We were notified that a crypto crash has occurred in the market. A vast number of tokens are floating around in the red. Bitcoin is currently at its lowest place yet since late 2020. At some point last month, the coin had bounced back, however is trading around £23,990. While not too long ago it was slightly lower at £20,360.
Stablecoins are reliable. However, Recently, stablecoins have not appeared to be as stable. The UK on the other hand, doesn’t appear to be that concerned. However, the current, extreme market volatility is unique and clearly related to TerraUSD’s problems (UST). This formerly favourable stablecoin collapsed in a short space of time, shedding 95% of its market worth. Regardless of the current circumstances, the Telegraph had reported that the U.K. government will proceed with new laws that would make it easier for stablecoins to be used “as a recognised form of payment.”
The Impact of Stablecoins
To begin, we should discuss what stablecoin actually is. As Coinbase defines it:
“A stablecoin is a digital currency that is pegged to a “stable” reserve asset like the U.S. dollar or gold. Stablecoins are designed to reduce volatility relative to unpegged cryptocurrencies like Bitcoin.”
These coins are stable. Examples of this would be the USDT and USDC tokens, that are supposed to be worth $1. However, with the current circumstances of the crash, the valuation has dropped from $1 to around $0.13.
What is Terra?
Similar to Ethereum, Terra is a cryptocurrency project that supports several dapps, or decentralised applications. Although there are a few more use cases, the decentralised stablecoin TerraUSD (UST) and its sibling cryptocurrency Luna are the most well-known projects on the network.
Daniel Shin, an economist, and Do Kwon, a computer scientist, launched Terra in 2018. The pair established Terraform Labs.

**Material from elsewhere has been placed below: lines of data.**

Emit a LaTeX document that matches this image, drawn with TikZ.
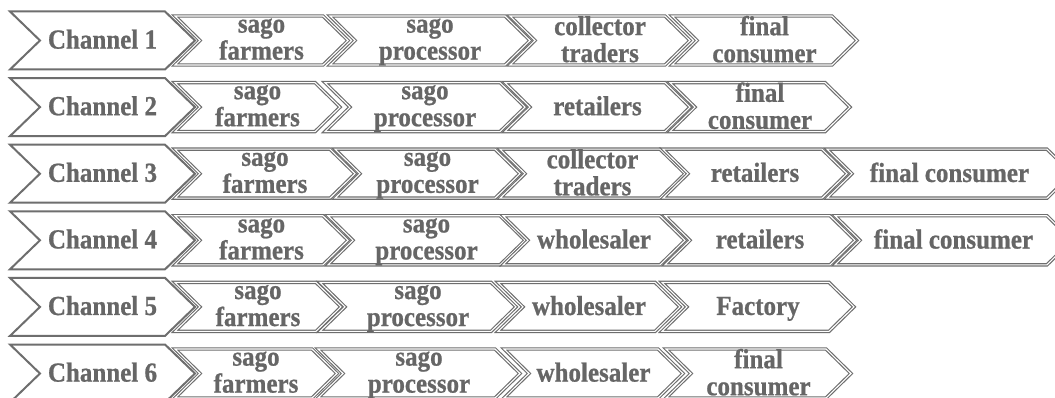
\documentclass[tikz,border=0pt]{standalone}
\usepackage{fontspec}
\setmainfont{Liberation Serif}
\newfontfamily\lblfont[FakeStretch=0.91,BoldFeatures={FakeBold=0.8}]{Liberation Serif}
\definecolor{edge}{HTML}{6E6E6E}
\definecolor{ink}{HTML}{666666}
\tikzset{
  chanshape/.style={draw=edge, line width=2pt, fill=white, line join=miter},
  stepshape/.style={draw=edge, line width=1.15pt, double=white, double distance=1.1pt, line join=miter},
  lbl/.style={text=ink, font=\lblfont\fontsize{27.5}{27}\selectfont\bfseries, align=center,
    inner sep=0pt, execute at begin node=\strut, execute at end node=\strut},
}
% channel chevron: name, centre y, text
\newcommand{\chanbox}[3]{%
  \draw[chanshape] (10,#2-29) -- (165,#2-29) -- (195,#2) -- (165,#2+29)
    -- (10,#2+29) -- (40,#2) -- cycle;
  \node[lbl] (#1) at (102.5,#2+2.6) {#3};
}
% step chevron: name, left x, top-right x, centre y, text
\newcommand{\stepbox}[5]{%
  \draw[stepshape] (#2,#4-24.5) -- (#3,#4-24.5) -- (#3+25,#4) -- (#3,#4+24.5)
    -- (#2,#4+24.5) -- (#2+25,#4) -- cycle;
  \node[lbl] (#1) at ({(#2+#3+25)/2},#4+2.6) {#5};
}
\begin{document}
\begin{tikzpicture}[x=1pt,y=-1pt]
  \useasboundingbox (0,0) rectangle (1055,398);
  \fill[white] (0,0) rectangle (1055,398);
  \clip (0,0) rectangle (1055,398);

  % Channel 1
  \chanbox{c1}{40.5}{Channel 1}
  \stepbox{c1a}{175}{323}{40.5}{sago\\farmers}
  \stepbox{c1b}{330}{505}{40.5}{sago\\processor}
  \stepbox{c1c}{510}{665}{40.5}{collector\\traders}
  \stepbox{c1d}{672}{832}{40.5}{final\\consumer}

  % Channel 2
  \chanbox{c2}{107.1}{Channel 2}
  \stepbox{c2a}{175}{315}{107.1}{sago\\farmers}
  \stepbox{c2b}{325}{500}{107.1}{sago\\processor}
  \stepbox{c2c}{505}{665}{107.1}{retailers}
  \stepbox{c2d}{670}{825}{107.1}{final\\consumer}

  % Channel 3
  \chanbox{c3}{173.7}{Channel 3}
  \stepbox{c3a}{175}{330}{173.7}{sago\\farmers}
  \stepbox{c3b}{335}{495}{173.7}{sago\\processor}
  \stepbox{c3c}{500}{660}{173.7}{collector\\traders}
  \stepbox{c3d}{663}{822}{173.7}{retailers}
  \stepbox{c3e}{827}{1047}{173.7}{final consumer}

  % Channel 4
  \chanbox{c4}{240.3}{Channel 4}
  \stepbox{c4a}{175}{323}{240.3}{sago\\farmers}
  \stepbox{c4b}{328}{500}{240.3}{sago\\processor}
  \stepbox{c4c}{503}{660}{240.3}{wholesaler}
  \stepbox{c4d}{665}{830}{240.3}{retailers}
  \stepbox{c4e}{835}{1047}{240.3}{final consumer}

  % Channel 5
  \chanbox{c5}{306.9}{Channel 5}
  \stepbox{c5a}{175}{316}{306.9}{sago\\farmers}
  \stepbox{c5b}{320}{491}{306.9}{sago\\processor}
  \stepbox{c5c}{498}{655}{306.9}{wholesaler}
  \stepbox{c5d}{662}{829}{306.9}{Factory}

  % Channel 6
  \chanbox{c6}{373.5}{Channel 6}
  \stepbox{c6a}{175}{312}{373.5}{sago\\farmers}
  \stepbox{c6b}{318}{495}{373.5}{sago\\processor}
  \stepbox{c6c}{504}{658}{373.5}{wholesaler}
  \stepbox{c6d}{666}{826}{373.5}{final\\consumer}
\end{tikzpicture}
\end{document}
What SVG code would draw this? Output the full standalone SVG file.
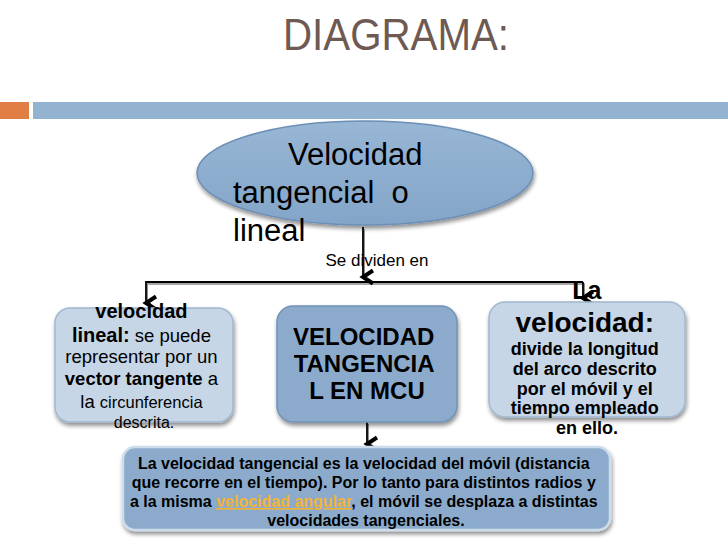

This South Korean blockchain business that is currently headquartered in Singapore.
Why did Terra see a Crypto Crash?
LUNA was designed to protect TerraUSD from market volatility, but in recent days, it was severely sold off. As of the time of writing, its market price was £0.02. That has decreased by 99.9% since the 6th of May.
According to Adam Carlton, CEO of cryptocurrency wallet PinkPanda, “It was inevitable Terra fell as the dependence on utilising alternative cryptocurrencies as security and the minting/burning method of LUNA for Terra was not adequate to sustain any substantial market turbulence.”
The Luna Foundation Guard (LFG), a foundation that maintains the Terra network, spent all £2.4 billion of its reserve of Bitcoin in an effort to rescue TerraUSD. And the fund’s desperate attempt to salvage UST by selling off its Bitcoin deposits is likely what contributed to Bitcoin’s volatility.
U.K. research suggests that any legislation intended to promote the stablecoins in the nation should excluding algorithmic stablecoins, as well as those that may be tied to assets other than fiat money,” since they “may not ensure adequate price stability.
The performance of asset-backed stablecoins has improved recently, with the majority of the larger ones either maintaining their peg or fast returning to it, like in the case of UDST.
Can we Recover from the Crypto Crash?
TerraUSD may be currently out right now. However, there is always optimism for the future of the cryptocurrency sector. One crypto crash, does not mean the end of the world.
Ric Edelman, founder of the Digital Assets Council of Financial Professionals, anticipates a quick increase in the values of Bitcoin and Ethereum. He believed that the current issue was almost unavoidable since too many individuals invested in TerraUSD without fully understanding how the system truly operated.
Future of Stablecoins
Tether and other stablecoins, are being scrutinised, due to the collapse of TerraUSD. Keeping in mind that USDT is meant to be supported by US dollar assets, its market worth is currently £66 billion.
Participants in the cryptocurrency market anticipate some slippage; one USDT is probably worth just a little bit just under one dollar since stablecoins are riskier than fiat money. However, it just takes a few cents off the peg to completely destroy market trust in a stablecoin.
UK: The Central Hub of Crypto Currency
The Financial Conduct Authority, a UK regulator, has frequently cautioned investors that buying cryptocurrencies. They state that It would put them at danger of losing all of their money with no chance of reimbursement. Regardless, this doesn’t seem to stop the government from wanting the UK to be global hub for crypto.
Chancellor of the Exchequer Rishi Sunak noted that it was his desire to establish the UK as a global powerhouse for cryptoasset technology.
Sunak wanted to witness the “businesses of tomorrow,” and the jobs they generate. By successfully regulating, he looks to offer them the assurance they need to plan and make long-term investments. Possibly if the UK could better regulate stablecoins, the chances of a crypto crash from occurring may slightly decline.
Several events among crypto authorities occurred in the last few days, including the announcement from the U.K.
Portugal, long seen as a sanctuary for cryptocurrencies, has declared capital gains taxes on digital currency. The statement made no mention of the tax’s timetable or potential rate of increase.